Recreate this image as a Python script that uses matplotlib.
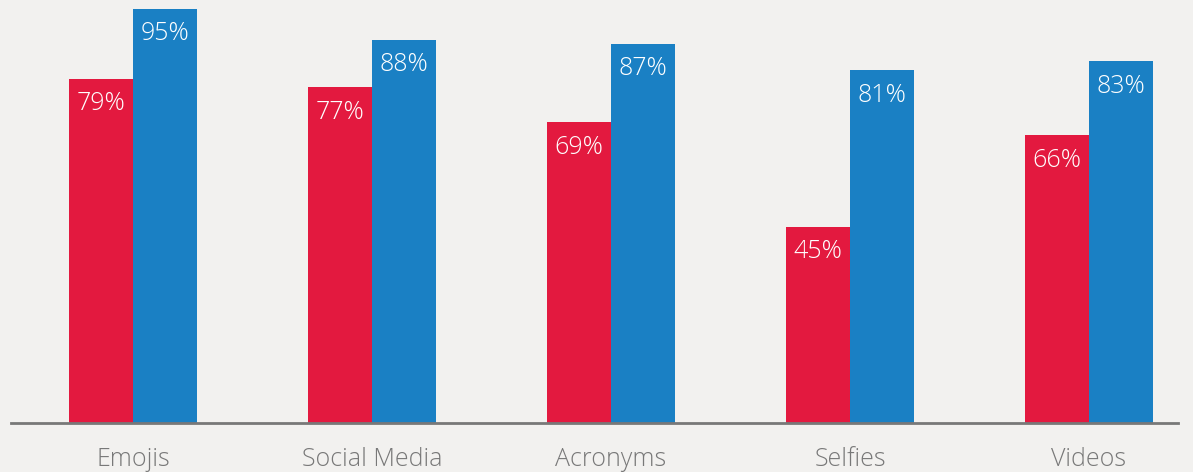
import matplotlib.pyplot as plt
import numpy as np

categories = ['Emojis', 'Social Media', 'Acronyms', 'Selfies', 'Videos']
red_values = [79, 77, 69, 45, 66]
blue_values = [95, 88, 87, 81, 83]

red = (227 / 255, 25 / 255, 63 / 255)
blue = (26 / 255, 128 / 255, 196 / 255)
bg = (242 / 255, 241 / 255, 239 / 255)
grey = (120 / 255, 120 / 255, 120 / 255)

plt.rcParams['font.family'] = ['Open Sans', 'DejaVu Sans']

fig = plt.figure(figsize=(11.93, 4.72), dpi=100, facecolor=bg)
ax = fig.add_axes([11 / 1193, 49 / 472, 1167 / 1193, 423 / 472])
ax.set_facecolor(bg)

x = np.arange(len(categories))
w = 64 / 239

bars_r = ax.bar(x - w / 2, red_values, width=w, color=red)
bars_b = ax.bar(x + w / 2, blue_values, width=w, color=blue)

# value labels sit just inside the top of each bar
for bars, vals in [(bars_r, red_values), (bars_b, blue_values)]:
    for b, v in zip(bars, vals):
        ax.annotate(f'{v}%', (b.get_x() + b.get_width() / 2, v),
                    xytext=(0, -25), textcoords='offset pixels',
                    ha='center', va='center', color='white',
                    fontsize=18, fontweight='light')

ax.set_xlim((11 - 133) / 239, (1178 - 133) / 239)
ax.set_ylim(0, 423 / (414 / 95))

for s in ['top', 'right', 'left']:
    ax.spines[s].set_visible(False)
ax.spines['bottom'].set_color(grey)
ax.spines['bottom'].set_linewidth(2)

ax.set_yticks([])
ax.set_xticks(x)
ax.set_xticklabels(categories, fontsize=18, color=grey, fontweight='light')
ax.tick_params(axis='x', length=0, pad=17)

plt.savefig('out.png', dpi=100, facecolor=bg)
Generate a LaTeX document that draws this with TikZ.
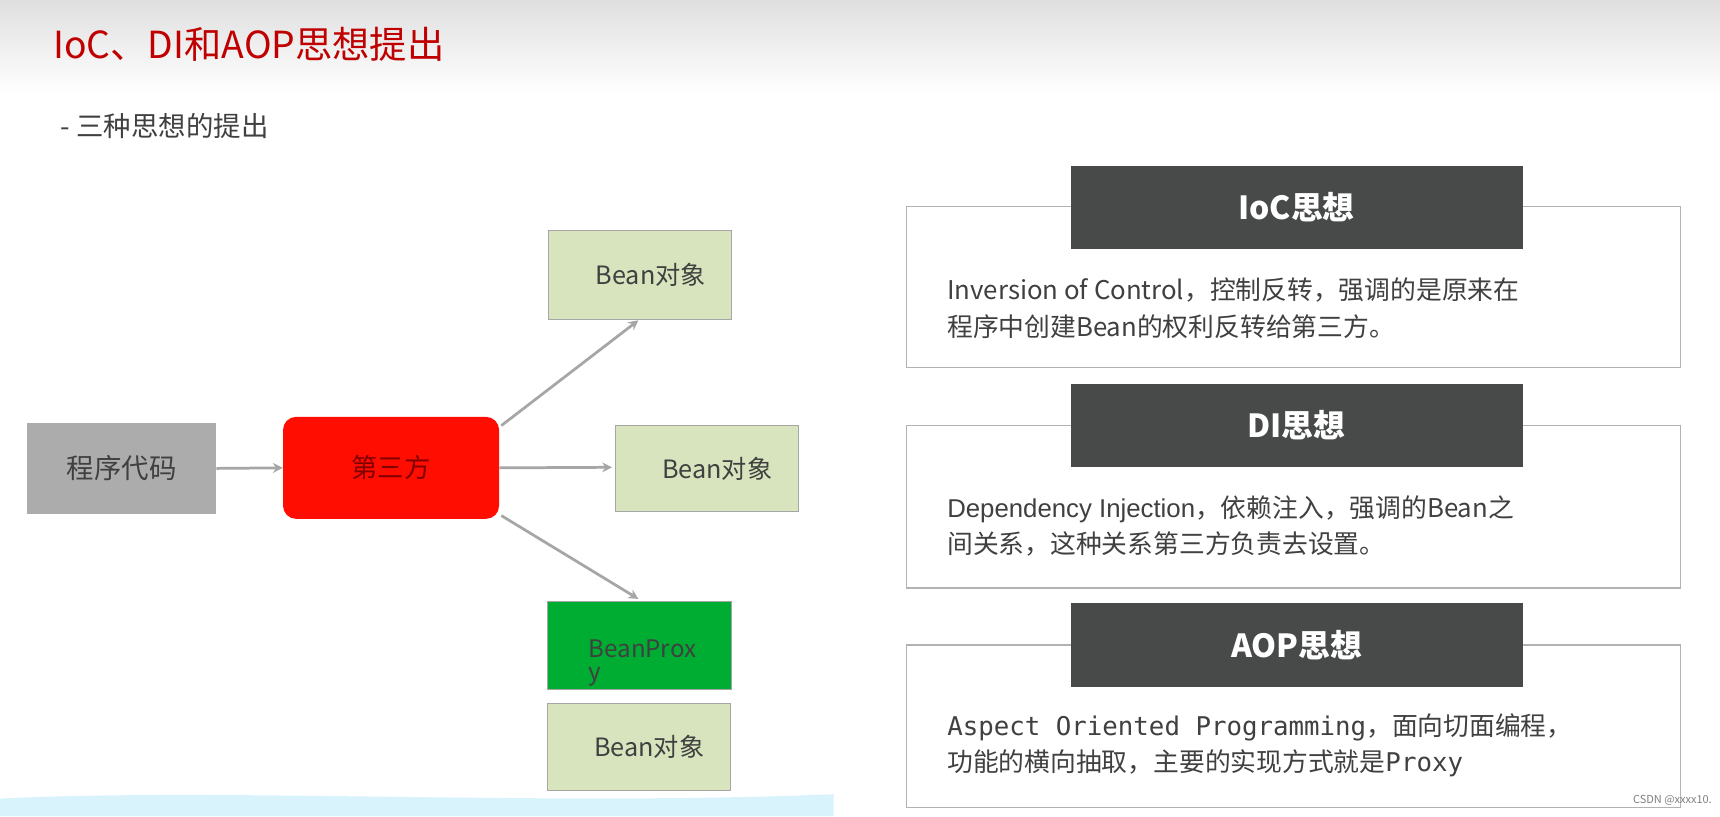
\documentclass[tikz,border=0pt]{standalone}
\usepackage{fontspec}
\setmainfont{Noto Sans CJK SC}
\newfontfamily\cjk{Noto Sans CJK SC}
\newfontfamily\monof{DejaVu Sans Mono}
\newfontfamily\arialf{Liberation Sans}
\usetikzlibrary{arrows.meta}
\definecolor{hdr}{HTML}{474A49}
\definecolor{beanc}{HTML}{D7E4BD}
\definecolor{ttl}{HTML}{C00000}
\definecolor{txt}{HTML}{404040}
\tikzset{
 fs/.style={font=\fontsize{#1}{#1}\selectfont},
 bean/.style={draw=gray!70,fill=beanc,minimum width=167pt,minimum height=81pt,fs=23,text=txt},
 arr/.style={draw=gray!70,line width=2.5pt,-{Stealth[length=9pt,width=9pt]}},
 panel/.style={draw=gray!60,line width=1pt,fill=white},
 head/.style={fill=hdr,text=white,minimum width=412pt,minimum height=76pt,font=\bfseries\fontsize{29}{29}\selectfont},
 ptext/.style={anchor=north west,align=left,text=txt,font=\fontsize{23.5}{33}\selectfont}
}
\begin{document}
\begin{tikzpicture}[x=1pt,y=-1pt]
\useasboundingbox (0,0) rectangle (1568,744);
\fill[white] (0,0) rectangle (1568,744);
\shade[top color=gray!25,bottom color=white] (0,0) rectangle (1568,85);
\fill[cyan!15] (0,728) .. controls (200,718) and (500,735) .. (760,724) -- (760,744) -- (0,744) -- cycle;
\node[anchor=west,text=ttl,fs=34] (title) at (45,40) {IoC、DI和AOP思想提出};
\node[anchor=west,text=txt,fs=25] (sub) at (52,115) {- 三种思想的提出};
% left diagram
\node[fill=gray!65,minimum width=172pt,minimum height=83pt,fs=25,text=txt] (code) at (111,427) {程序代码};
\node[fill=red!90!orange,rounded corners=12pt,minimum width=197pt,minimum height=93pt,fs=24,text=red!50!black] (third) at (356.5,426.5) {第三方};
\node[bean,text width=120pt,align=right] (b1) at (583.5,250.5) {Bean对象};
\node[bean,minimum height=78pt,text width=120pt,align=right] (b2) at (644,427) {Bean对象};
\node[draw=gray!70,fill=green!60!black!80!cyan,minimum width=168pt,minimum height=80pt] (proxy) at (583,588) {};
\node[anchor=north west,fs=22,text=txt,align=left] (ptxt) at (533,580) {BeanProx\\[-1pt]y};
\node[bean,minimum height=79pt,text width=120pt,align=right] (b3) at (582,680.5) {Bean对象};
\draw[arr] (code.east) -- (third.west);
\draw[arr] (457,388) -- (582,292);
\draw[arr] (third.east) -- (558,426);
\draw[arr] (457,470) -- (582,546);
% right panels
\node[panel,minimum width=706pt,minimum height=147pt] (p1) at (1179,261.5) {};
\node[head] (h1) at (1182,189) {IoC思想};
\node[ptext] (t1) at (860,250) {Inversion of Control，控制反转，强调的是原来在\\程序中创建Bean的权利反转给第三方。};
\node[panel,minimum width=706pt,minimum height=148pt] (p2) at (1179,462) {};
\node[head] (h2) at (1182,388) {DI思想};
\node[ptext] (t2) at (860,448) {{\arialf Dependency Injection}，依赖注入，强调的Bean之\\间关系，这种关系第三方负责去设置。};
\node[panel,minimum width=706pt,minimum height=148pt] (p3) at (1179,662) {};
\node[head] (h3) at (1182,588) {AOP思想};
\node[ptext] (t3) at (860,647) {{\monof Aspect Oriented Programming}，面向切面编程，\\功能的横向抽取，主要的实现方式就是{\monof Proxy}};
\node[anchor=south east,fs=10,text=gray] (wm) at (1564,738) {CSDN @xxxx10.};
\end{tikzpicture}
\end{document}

Work required:
Skip the pictures, please, and transcribe only the lines from the beginning of the material through the one that contains "blue_values = [95, 88, 87, 81, 83]".

Written solution:
Recreate this image as a Python script that uses matplotlib.
import matplotlib.pyplot as plt
import numpy as np

categories = ['Emojis', 'Social Media', 'Acronyms', 'Selfies', 'Videos']
red_values = [79, 77, 69, 45, 66]
blue_values = [95, 88, 87, 81, 83]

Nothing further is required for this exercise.